Data provided =>
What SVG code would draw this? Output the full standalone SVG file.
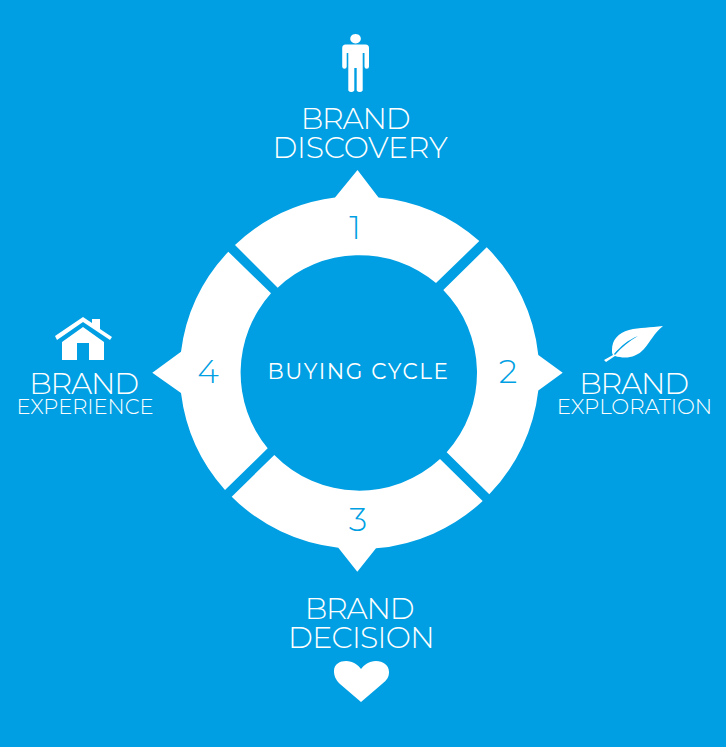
<svg xmlns="http://www.w3.org/2000/svg" width="726" height="747" viewBox="0 0 726 747">
<style>
.seg,.icon{fill:#fff}
text{font-family:"Montserrat","Lato","Liberation Sans",sans-serif;font-weight:300;fill:#fff;text-anchor:middle}
.big{font-size:30px}
.tight{letter-spacing:-1.2px}
.small{font-size:21px}
.num{font-size:33px;fill:#009fe3}
</style>
<rect width="726" height="747" fill="#009fe3"/>
<g id="connectors">
<path class="seg" d="M235 245A178 178 0 0 1 335 197.500L357.500 170L378.500 197.500A178 178 0 0 1 479.300 241L436 283A119 119 0 0 0 277.700 287.700Z"/>
<path class="seg" d="M486.700 247.300A178 178 0 0 1 538.300 355L562.700 372.700L538.300 390.500A178 178 0 0 1 489.300 494.300L446.700 452.300A119 119 0 0 0 443.300 290Z"/>
<path class="seg" d="M482.700 501A178 178 0 0 1 376 548.300L357.300 571.700L338.300 547.700A178 178 0 0 1 231.700 496.700L274.300 455A119 119 0 0 0 440 459Z"/>
<path class="seg" d="M225 490A178 178 0 0 1 181 393L152.300 372.700L181 351.700A178 178 0 0 1 228.300 251.700L271 293.300A119 119 0 0 0 267.700 448.300Z"/>
</g>
<g id="center"><text x="358.500" y="379" style="font-size:21.500px;font-weight:400;letter-spacing:1.600px">BUYING CYCLE</text></g>
<g id="node-1">
<path class="icon" d="M355.500 43.500a5.300 4.800 0 1 1 .1 0ZM345.500 44.500h20a3.500 3.500 0 0 1 3.500 3.500v18.500a2.200 2.200 0 0 1-4.500 0V53h-1.800v37.500a3.600 3.600 0 0 1-6 0V68h-2.400v22.500a3.600 3.600 0 0 1-6 0V53h-1.600v13.500a2.200 2.200 0 0 1-4.500 0V48a3.500 3.500 0 0 1 3.500-3.500Z"/>
<text class="big tight" x="355" y="129">BRAND</text>
<text class="big" x="360" y="158" style="letter-spacing:-.2px">DISCOVERY</text>
<text class="num" x="355" y="239">1</text>
</g>
<g id="node-2">
<path class="icon" d="M663 326C650 328 640 327 629 330C618 333 612 340 612 350C612 352 612 354 613 355L604 360L606 362L615 356C625 359 636 358 644 349C651 341 654 333 663 326Z"/>
<path d="M614 354C621 346 628 340 638 336C629 341 622 347 615 355Z" fill="#009fe3"/>
<text class="big tight" x="633.500" y="394">BRAND</text>
<text class="small" x="634.500" y="414" style="font-size:21.300px">EXPLORATION</text>
<text class="num" x="508" y="383">2</text>
</g>
<g id="node-3">
<path class="icon" d="M361 702L340 684C335 679 334 675 334 671C334 664 340 661 346 661C353 661 358 665 361 669C364 665 369 661 376 661C383 661 389 665 389 672C389 677 387 680 382 684Z"/>
<text class="big tight" x="359" y="619">BRAND</text>
<text class="big" x="361" y="648" style="letter-spacing:-.7px">DECISION</text>
<text class="num" x="358" y="531">3</text>
</g>
<g id="node-4">
<path class="icon" d="M55 336L83 317L92 323V319H100V329L112 337L110 340L83 322L57 340ZM62 342L83 327L104 342V360H89V343H77V360H62Z"/>
<text class="big tight" x="83.500" y="394">BRAND</text>
<text class="small" x="85" y="414">EXPERIENCE</text>
<text class="num" x="208" y="383">4</text>
</g>
</svg>
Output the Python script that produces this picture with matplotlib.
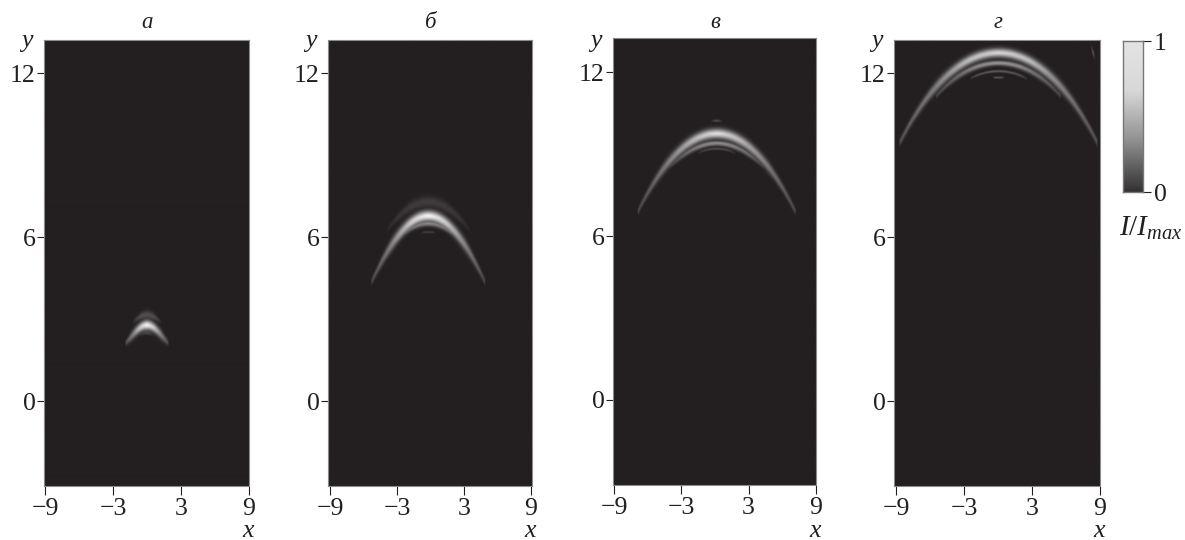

Written request => Repeat each entry above word for word, leaving every picture out.

Full answer =>
What SVG code would draw this? Output the full standalone SVG file.
<svg xmlns="http://www.w3.org/2000/svg" width="726" height="747" viewBox="0 0 726 747">
<style>
.seg,.icon{fill:#fff}
text{font-family:"Montserrat","Lato","Liberation Sans",sans-serif;font-weight:300;fill:#fff;text-anchor:middle}
.big{font-size:30px}
.tight{letter-spacing:-1.2px}
.small{font-size:21px}
.num{font-size:33px;fill:#009fe3}
</style>
<rect width="726" height="747" fill="#009fe3"/>
<g id="connectors">
<path class="seg" d="M235 245A178 178 0 0 1 335 197.500L357.500 170L378.500 197.500A178 178 0 0 1 479.300 241L436 283A119 119 0 0 0 277.700 287.700Z"/>
<path class="seg" d="M486.700 247.300A178 178 0 0 1 538.300 355L562.700 372.700L538.300 390.500A178 178 0 0 1 489.300 494.300L446.700 452.300A119 119 0 0 0 443.300 290Z"/>
<path class="seg" d="M482.700 501A178 178 0 0 1 376 548.300L357.300 571.700L338.300 547.700A178 178 0 0 1 231.700 496.700L274.300 455A119 119 0 0 0 440 459Z"/>
<path class="seg" d="M225 490A178 178 0 0 1 181 393L152.300 372.700L181 351.700A178 178 0 0 1 228.300 251.700L271 293.300A119 119 0 0 0 267.700 448.300Z"/>
</g>
<g id="center"><text x="358.500" y="379" style="font-size:21.500px;font-weight:400;letter-spacing:1.600px">BUYING CYCLE</text></g>
<g id="node-1">
<path class="icon" d="M355.500 43.500a5.300 4.800 0 1 1 .1 0ZM345.500 44.500h20a3.500 3.500 0 0 1 3.500 3.500v18.500a2.200 2.200 0 0 1-4.500 0V53h-1.800v37.500a3.600 3.600 0 0 1-6 0V68h-2.400v22.500a3.600 3.600 0 0 1-6 0V53h-1.600v13.500a2.200 2.200 0 0 1-4.500 0V48a3.500 3.500 0 0 1 3.500-3.500Z"/>
<text class="big tight" x="355" y="129">BRAND</text>
<text class="big" x="360" y="158" style="letter-spacing:-.2px">DISCOVERY</text>
<text class="num" x="355" y="239">1</text>
</g>
<g id="node-2">
<path class="icon" d="M663 326C650 328 640 327 629 330C618 333 612 340 612 350C612 352 612 354 613 355L604 360L606 362L615 356C625 359 636 358 644 349C651 341 654 333 663 326Z"/>
<path d="M614 354C621 346 628 340 638 336C629 341 622 347 615 355Z" fill="#009fe3"/>
<text class="big tight" x="633.500" y="394">BRAND</text>
<text class="small" x="634.500" y="414" style="font-size:21.300px">EXPLORATION</text>
<text class="num" x="508" y="383">2</text>
</g>
<g id="node-3">
<path class="icon" d="M361 702L340 684C335 679 334 675 334 671C334 664 340 661 346 661C353 661 358 665 361 669C364 665 369 661 376 661C383 661 389 665 389 672C389 677 387 680 382 684Z"/>
<text class="big tight" x="359" y="619">BRAND</text>
<text class="big" x="361" y="648" style="letter-spacing:-.7px">DECISION</text>
<text class="num" x="358" y="531">3</text>
</g>
<g id="node-4">
<path class="icon" d="M55 336L83 317L92 323V319H100V329L112 337L110 340L83 322L57 340ZM62 342L83 327L104 342V360H89V343H77V360H62Z"/>
<text class="big tight" x="83.500" y="394">BRAND</text>
<text class="small" x="85" y="414">EXPERIENCE</text>
<text class="num" x="208" y="383">4</text>
</g>
</svg>
Output the Python script that produces this picture with matplotlib.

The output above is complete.